Ownership Interest in Front Roe
The Supreme Court reviewed the trial court's determination of Pertuis's ownership interest in Front Roe and found that the trial court improperly shifted the burden of proof. Pertuis claimed a 7.2% ownership interest based on a supposed vesting schedule tied to profitability benchmarks, but he failed to provide evidence of such an agreement. The trial court had ruled in favor of Pertuis by treating the absence of a vesting document as the Hammonds' responsibility, effectively awarding Pertuis a greater ownership percentage without evidence of a binding agreement. The Supreme Court reversed this finding, stating that Pertuis did not meet his burden of proving the existence of an agreement for increased ownership beyond the undisputed 1% stake. The court emphasized that the burden rested with Pertuis to demonstrate the terms of any such agreement, including specific profit benchmarks, which he failed to do.

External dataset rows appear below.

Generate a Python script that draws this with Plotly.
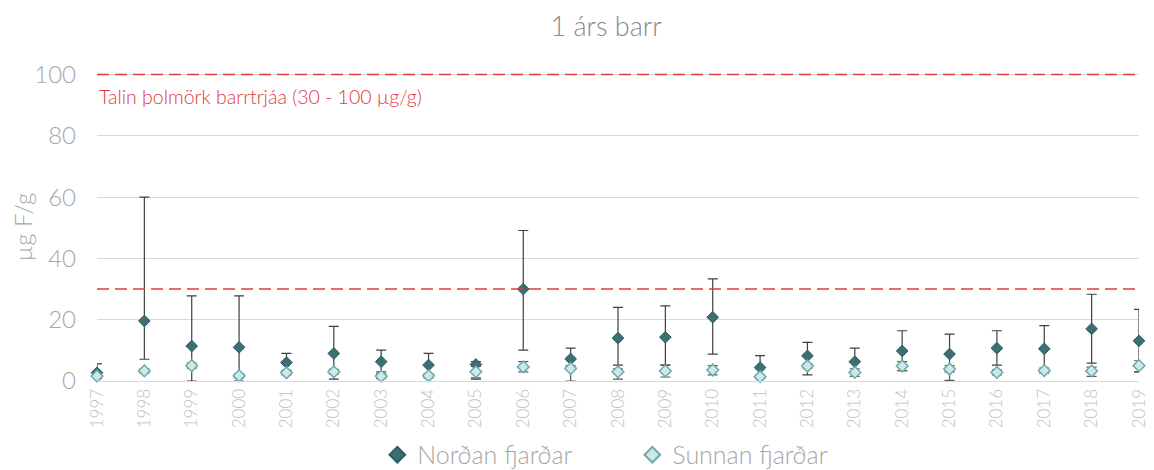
import plotly.graph_objects as go

years = [str(y) for y in range(1997, 2020)]

nordan = [2.7, 19.6, 11.4, 11.0, 6.0, 9.0, 6.3, 5.2, 5.4, 30.0, 7.2, 14.0,
          14.3, 20.8, 4.4, 8.2, 6.3, 9.8, 8.8, 10.7, 10.5, 17.0, 13.1]
nordan_max = [5.6, 60.0, 27.8, 27.8, 9.0, 17.8, 10.1, 9.0, 6.3, 49.1, 10.7, 24.0,
              24.5, 33.3, 8.3, 12.6, 10.7, 16.4, 15.3, 16.4, 18.1, 28.3, 23.4]
nordan_min = [0.8, 7.1, 0.0, 0.0, 3.5, 0.6, 3.0, 2.0, 0.6, 10.1, 4.0, 5.2,
              5.2, 8.8, 1.0, 2.0, 3.0, 3.4, 3.0, 5.2, 3.0, 5.8, 3.0]

sunnan = [1.6, 3.3, 5.0, 1.7, 2.7, 3.0, 1.6, 1.7, 3.0, 4.6, 4.1, 3.0,
          3.3, 3.6, 1.4, 4.9, 2.8, 4.9, 3.9, 2.8, 3.4, 3.3, 5.0]
sunnan_max = [2.2, 4.0, 5.8, 2.4, 3.4, 3.8, 2.4, 2.4, 4.8, 6.3, 5.0, 4.0,
              5.2, 5.0, 2.0, 5.6, 4.0, 6.3, 5.0, 3.6, 4.2, 4.5, 6.6]
sunnan_min = [1.0, 2.6, 4.2, 1.0, 2.0, 2.2, 0.8, 1.0, 1.0, 3.0, 0.0, 0.6,
              1.3, 2.0, 0.8, 4.2, 1.5, 3.4, 0.2, 2.0, 2.6, 1.5, 3.0]

threshold_low = 30
threshold_high = 100
threshold_label = "Talin þolmörk barrtrjáa (30 - 100 µg/g)"

grey = "#a6a6a6"
font_family = "Lato, 'Open Sans', sans-serif"

fig = go.Figure()

fig.add_trace(go.Scatter(
    x=years, y=nordan, mode="markers", name="Norðan fjarðar",
    marker=dict(symbol="diamond", size=9, color="#3b6f74",
                line=dict(color="#2f5d62", width=1)),
    error_y=dict(type="data", symmetric=False,
                 array=[mx - v for mx, v in zip(nordan_max, nordan)],
                 arrayminus=[v - mn for mn, v in zip(nordan_min, nordan)],
                 color="#404040", thickness=1.2, width=5),
    cliponaxis=False,
))

fig.add_trace(go.Scatter(
    x=years, y=sunnan, mode="markers", name="Sunnan fjarðar",
    marker=dict(symbol="diamond", size=9, color="#cde8e8",
                line=dict(color="#6fa9ab", width=1.5)),
    error_y=dict(type="data", symmetric=False,
                 array=[mx - v for mx, v in zip(sunnan_max, sunnan)],
                 arrayminus=[v - mn for mn, v in zip(sunnan_min, sunnan)],
                 color="#595959", thickness=1.2, width=5),
    cliponaxis=False,
))

for yv in (threshold_low, threshold_high):
    fig.add_shape(type="line", xref="paper", yref="y", x0=0, x1=1, y0=yv, y1=yv,
                  line=dict(color="#e03c3c", width=1.6, dash="12px,6px"), layer="above")

fig.add_annotation(xref="paper", yref="y", x=0, y=threshold_high - 7.3,
                   text=threshold_label, showarrow=False, xanchor="left",
                   font=dict(family=font_family, size=19.5, color="#e0383c", weight=300))

fig.update_layout(
    width=1146, height=462,
    margin=dict(l=89, r=15, t=65, b=89, autoexpand=False),
    paper_bgcolor="white", plot_bgcolor="white",
    title=dict(text="1 árs barr", x=0.522, xanchor="center", y=0.959, yanchor="middle",
               font=dict(family=font_family, size=27, color="#8a8a8a", weight=300)),
    font=dict(family=font_family, color=grey, weight=300),
    showlegend=True,
    legend=dict(orientation="h", x=0.269, xanchor="left", y=-0.24, yanchor="middle",
                font=dict(family=font_family, size=25, color=grey, weight=300),
                itemsizing="constant", itemwidth=30,
                entrywidth=210, entrywidthmode="pixels"),
)

fig.update_xaxes(type="category", range=[0, 22], showgrid=False, automargin=False,
                 showline=True, linecolor="#d9d9d9", ticks="",
                 tickangle=-90, tickfont=dict(size=17, color="#bfbfbf", weight=300))
fig.update_yaxes(range=[0, 100.5], tickvals=[0, 20, 40, 60, 80, 100],
                 showgrid=True, gridcolor="#d9d9d9", automargin=False,
                 gridwidth=1, zeroline=False, ticks="", ticklabelstandoff=20,
                 tickfont=dict(size=24, color=grey, weight=300),
                 title=dict(text="µg F/g", font=dict(size=24, color=grey, weight=300), standoff=2))

fig.write_html("out.html")
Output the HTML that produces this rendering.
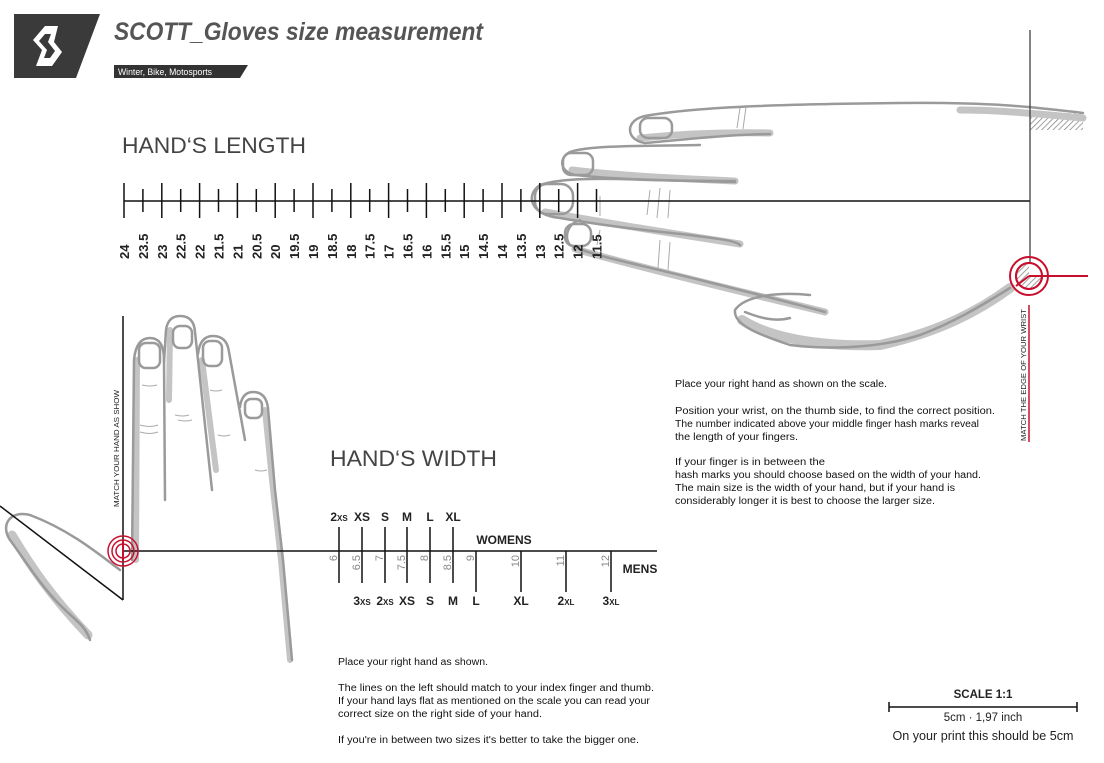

Unpaid Shareholder Distributions
The Supreme Court examined the trial court's award of unpaid shareholder distributions to Pertuis and modified the amount awarded. The trial court had awarded Pertuis $99,117 in distributions, which included amounts attributable to the North Carolina corporations, Lake Point and Beachfront. Since the Supreme Court vacated the trial court's decisions related to these corporations, it adjusted the distribution award to reflect only the amounts attributable to Front Roe, the South Carolina corporation. The modified award was $14,142, representing unpaid distributions from Front Roe alone. The Supreme Court's decision to modify the award underscored its adherence to the internal affairs doctrine and its determination to apply South Carolina law appropriately to the South Carolina corporation.
Conclusion
In conclusion, the South Carolina Supreme Court reversed the trial court's findings on amalgamation and the disputed ownership interest in Front Roe, emphasizing the necessity of evidence for applying the single business enterprise theory and adhering to the internal affairs doctrine. The court vacated the trial court's decisions regarding the North Carolina corporations, ensuring that their internal affairs remained governed by North Carolina law. The court affirmed, with modifications, the unpaid shareholder distributions pertaining to Front Roe, aligning the outcome with the legal principles governing corporate separateness and shareholder rights. This decision reinforced the importance of maintaining clear legal boundaries between distinct corporate entities unless there is compelling evidence of wrongdoing that justifies treating them as a single entity.